--- begin ---

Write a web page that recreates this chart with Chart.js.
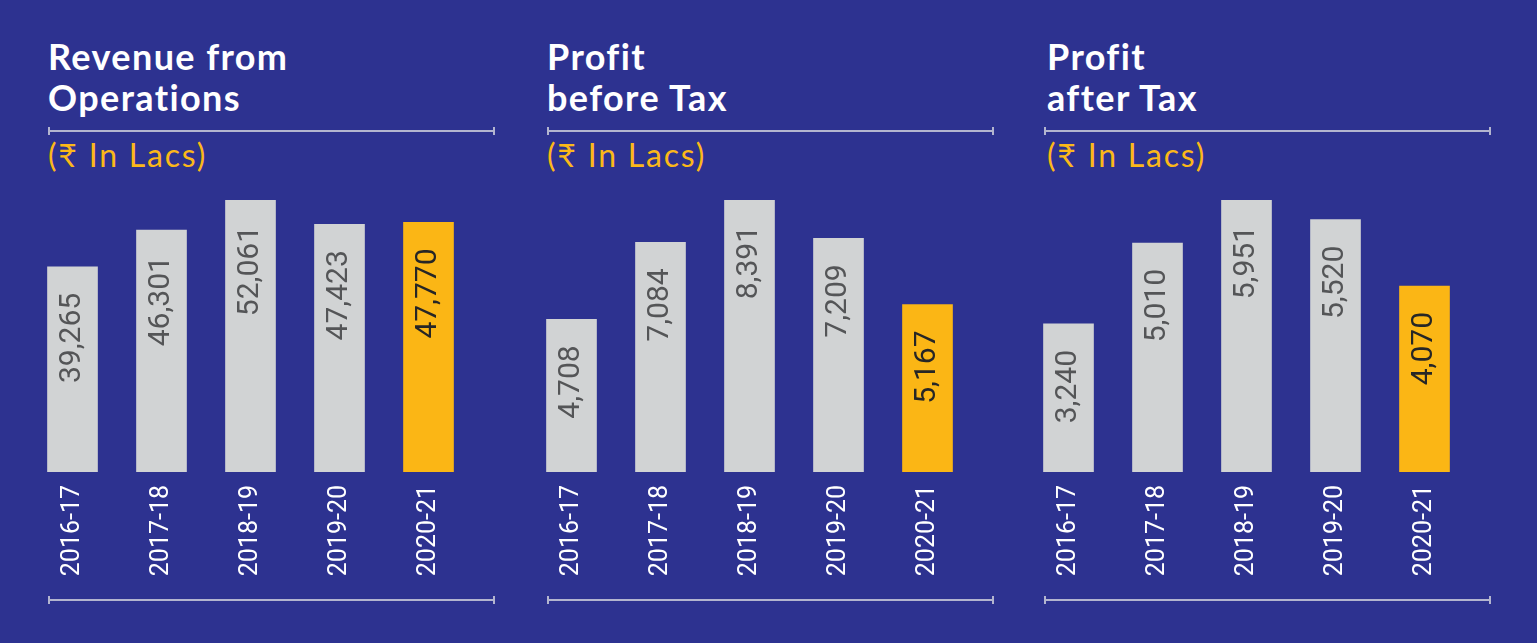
<!DOCTYPE html>
<html>
<head>
<meta charset="utf-8">
<script src="https://cdn.jsdelivr.net/npm/chart.js@4.4.1/dist/chart.umd.min.js"></script>
<style>
    html, body {
        margin: 0;
        padding: 0;
        background: #2d3290;
        width: 1537px;
        height: 643px;
        overflow: hidden;
    }
    .panel {
        position: absolute;
        top: 0;
        width: 499px;
        height: 643px;
    }
    .title {
        position: absolute;
        left: 48px;
        top: 36px;
        color: #fff;
        font-family: Lato, "DejaVu Sans", sans-serif;
        font-weight: bold;
        font-size: 36px;
        line-height: 41px;
        letter-spacing: 1.4px;
        white-space: nowrap;
    }
    .unit {
        position: absolute;
        left: 48px;
        top: 135px;
        color: #fbb819;
        font-family: Lato, "DejaVu Sans", sans-serif;
        font-size: 32px;
        letter-spacing: 1.8px;
        white-space: nowrap;
    }
    .rule {
        position: absolute;
        left: 48px;
        width: 443px;
        height: 8px;
        border-left: 2px solid #b3b5cf;
        border-right: 2px solid #b3b5cf;
    }
    .rule::after {
        content: "";
        position: absolute;
        left: 0;
        right: 0;
        top: 3px;
        height: 2px;
        background: #b3b5cf;
    }
    canvas {
        position: absolute;
        left: 28px;
        top: 190px;
    }
</style>
</head>
<body>
<div id="wrap"></div>
<script>
// data for the three charts
const years = ["2016-17", "2017-18", "2018-19", "2019-20", "2020-21"];
const revenue = [39265, 46301, 52061, 47423, 47770];
const profitBeforeTax = [4708, 7084, 8391, 7209, 5167];
const profitAfterTax = [3240, 5010, 5951, 5520, 4070];
const titles = [
    ["Revenue from", "Operations"],
    ["Profit", "before Tax"],
    ["Profit", "after Tax"],
];
const unitText = "(₹ In Lacs)";

const greyBar = "#d1d3d4";
const yellowBar = "#fbb615";

// draws the numbers rotated inside each bar, near the top
const barValues = {
    id: "barValues",
    afterDatasetsDraw(chart) {
        const ctx = chart.ctx;
        const meta = chart.getDatasetMeta(0);
        const vals = chart.data.datasets[0].data;
        meta.data.forEach((bar, i) => {
            ctx.save();
            ctx.translate(bar.x, bar.y + 26);
            ctx.rotate(-Math.PI / 2);
            ctx.textAlign = "right";
            ctx.textBaseline = "middle";
            ctx.font = "30px Roboto";
            ctx.fillStyle = i === vals.length - 1 ? "#262626" : "#545557";
            ctx.fillText(vals[i].toLocaleString("en-US"), 0, 0);
            ctx.restore();
        });
    },
};

function makePanel(idx, offset, values, textShift) {
    let panel = document.createElement("div");
    panel.className = "panel";
    panel.style.left = offset + "px";

    let t = document.createElement("div");
    t.className = "title";
    t.style.left = 48 + textShift + "px";
    t.innerHTML = titles[idx].join("<br>");
    panel.appendChild(t);

    let r1 = document.createElement("div");
    r1.className = "rule";
    r1.style.top = "127px";
    panel.appendChild(r1);

    let u = document.createElement("div");
    u.className = "unit";
    u.style.left = 48 + textShift + "px";
    u.textContent = unitText;
    panel.appendChild(u);

    let r2 = document.createElement("div");
    r2.className = "rule";
    r2.style.top = "596px";
    panel.appendChild(r2);

    let cv = document.createElement("canvas");
    cv.width = 445;
    cv.height = 430;
    cv.style.width = "445px";
    cv.style.height = "430px";
    panel.appendChild(cv);
    document.getElementById("wrap").appendChild(panel);

    new Chart(cv, {
        type: "bar",
        data: {
            labels: years,
            datasets: [
                {
                    data: values,
                    backgroundColor: values.map((v, i) => (i === values.length - 1 ? yellowBar : greyBar)),
                    barThickness: 50,
                },
            ],
        },
        options: {
            responsive: false,
            animation: false,
            layout: { padding: { top: 10, left: 0, right: 0, bottom: 0 } },
            plugins: { legend: { display: false }, tooltip: { enabled: false } },
            scales: {
                x: {
                    grid: { display: false, drawTicks: false },
                    border: { display: false },
                    ticks: {
                        color: "#ffffff",
                        font: { family: "Roboto", size: 25 },
                        minRotation: 90,
                        maxRotation: 90,
                        padding: 13,
                    },
                    afterFit: (scale) => {
                        scale.height = 148;
                    },
                },
                y: {
                    display: false,
                    min: 0,
                    max: Math.max(...values),
                },
            },
        },
        plugins: [barValues],
    });
}

makePanel(0, 0, revenue, 0);
makePanel(1, 499, profitBeforeTax, 0);
makePanel(2, 996, profitAfterTax, 3);
</script>
</body>
</html>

--- end ---

Extract all the data above exactly, excluding every picture.

FULL RESPONSE
Write a web page that recreates this chart with Chart.js.
<!DOCTYPE html>
<html>
<head>
<meta charset="utf-8">
<script src="https://cdn.jsdelivr.net/npm/chart.js@4.4.1/dist/chart.umd.min.js"></script>
<style>
    html, body {
        margin: 0;
        padding: 0;
        background: #2d3290;
        width: 1537px;
        height: 643px;
        overflow: hidden;
    }
    .panel {
        position: absolute;
        top: 0;
        width: 499px;
        height: 643px;
    }
    .title {
        position: absolute;
        left: 48px;
        top: 36px;
        color: #fff;
        font-family: Lato, "DejaVu Sans", sans-serif;
        font-weight: bold;
        font-size: 36px;
        line-height: 41px;
        letter-spacing: 1.4px;
        white-space: nowrap;
    }
    .unit {
        position: absolute;
        left: 48px;
        top: 135px;
        color: #fbb819;
        font-family: Lato, "DejaVu Sans", sans-serif;
        font-size: 32px;
        letter-spacing: 1.8px;
        white-space: nowrap;
    }
    .rule {
        position: absolute;
        left: 48px;
        width: 443px;
        height: 8px;
        border-left: 2px solid #b3b5cf;
        border-right: 2px solid #b3b5cf;
    }
    .rule::after {
        content: "";
        position: absolute;
        left: 0;
        right: 0;
        top: 3px;
        height: 2px;
        background: #b3b5cf;
    }
    canvas {
        position: absolute;
        left: 28px;
        top: 190px;
    }
</style>
</head>
<body>
<div id="wrap"></div>
<script>
// data for the three charts
const years = ["2016-17", "2017-18", "2018-19", "2019-20", "2020-21"];
const revenue = [39265, 46301, 52061, 47423, 47770];
const profitBeforeTax = [4708, 7084, 8391, 7209, 5167];
const profitAfterTax = [3240, 5010, 5951, 5520, 4070];
const titles = [
    ["Revenue from", "Operations"],
    ["Profit", "before Tax"],
    ["Profit", "after Tax"],
];
const unitText = "(₹ In Lacs)";

const greyBar = "#d1d3d4";
const yellowBar = "#fbb615";

// draws the numbers rotated inside each bar, near the top
const barValues = {
    id: "barValues",
    afterDatasetsDraw(chart) {
        const ctx = chart.ctx;
        const meta = chart.getDatasetMeta(0);
        const vals = chart.data.datasets[0].data;
        meta.data.forEach((bar, i) => {
            ctx.save();
            ctx.translate(bar.x, bar.y + 26);
            ctx.rotate(-Math.PI / 2);
            ctx.textAlign = "right";
            ctx.textBaseline = "middle";
            ctx.font = "30px Roboto";
            ctx.fillStyle = i === vals.length - 1 ? "#262626" : "#545557";
            ctx.fillText(vals[i].toLocaleString("en-US"), 0, 0);
            ctx.restore();
        });
    },
};

function makePanel(idx, offset, values, textShift) {
    let panel = document.createElement("div");
    panel.className = "panel";
    panel.style.left = offset + "px";

    let t = document.createElement("div");
    t.className = "title";
    t.style.left = 48 + textShift + "px";
    t.innerHTML = titles[idx].join("<br>");
    panel.appendChild(t);

    let r1 = document.createElement("div");
    r1.className = "rule";
    r1.style.top = "127px";
    panel.appendChild(r1);

    let u = document.createElement("div");
    u.className = "unit";
    u.style.left = 48 + textShift + "px";
    u.textContent = unitText;
    panel.appendChild(u);

    let r2 = document.createElement("div");
    r2.className = "rule";
    r2.style.top = "596px";
    panel.appendChild(r2);

    let cv = document.createElement("canvas");
    cv.width = 445;
    cv.height = 430;
    cv.style.width = "445px";
    cv.style.height = "430px";
    panel.appendChild(cv);
    document.getElementById("wrap").appendChild(panel);

    new Chart(cv, {
        type: "bar",
        data: {
            labels: years,
            datasets: [
                {
                    data: values,
                    backgroundColor: values.map((v, i) => (i === values.length - 1 ? yellowBar : greyBar)),
                    barThickness: 50,
                },
            ],
        },
        options: {
            responsive: false,
            animation: false,
            layout: { padding: { top: 10, left: 0, right: 0, bottom: 0 } },
            plugins: { legend: { display: false }, tooltip: { enabled: false } },
            scales: {
                x: {
                    grid: { display: false, drawTicks: false },
                    border: { display: false },
                    ticks: {
                        color: "#ffffff",
                        font: { family: "Roboto", size: 25 },
                        minRotation: 90,
                        maxRotation: 90,
                        padding: 13,
                    },
                    afterFit: (scale) => {
                        scale.height = 148;
                    },
                },
                y: {
                    display: false,
                    min: 0,
                    max: Math.max(...values),
                },
            },
        },
        plugins: [barValues],
    });
}

makePanel(0, 0, revenue, 0);
makePanel(1, 499, profitBeforeTax, 0);
makePanel(2, 996, profitAfterTax, 3);
</script>
</body>
</html>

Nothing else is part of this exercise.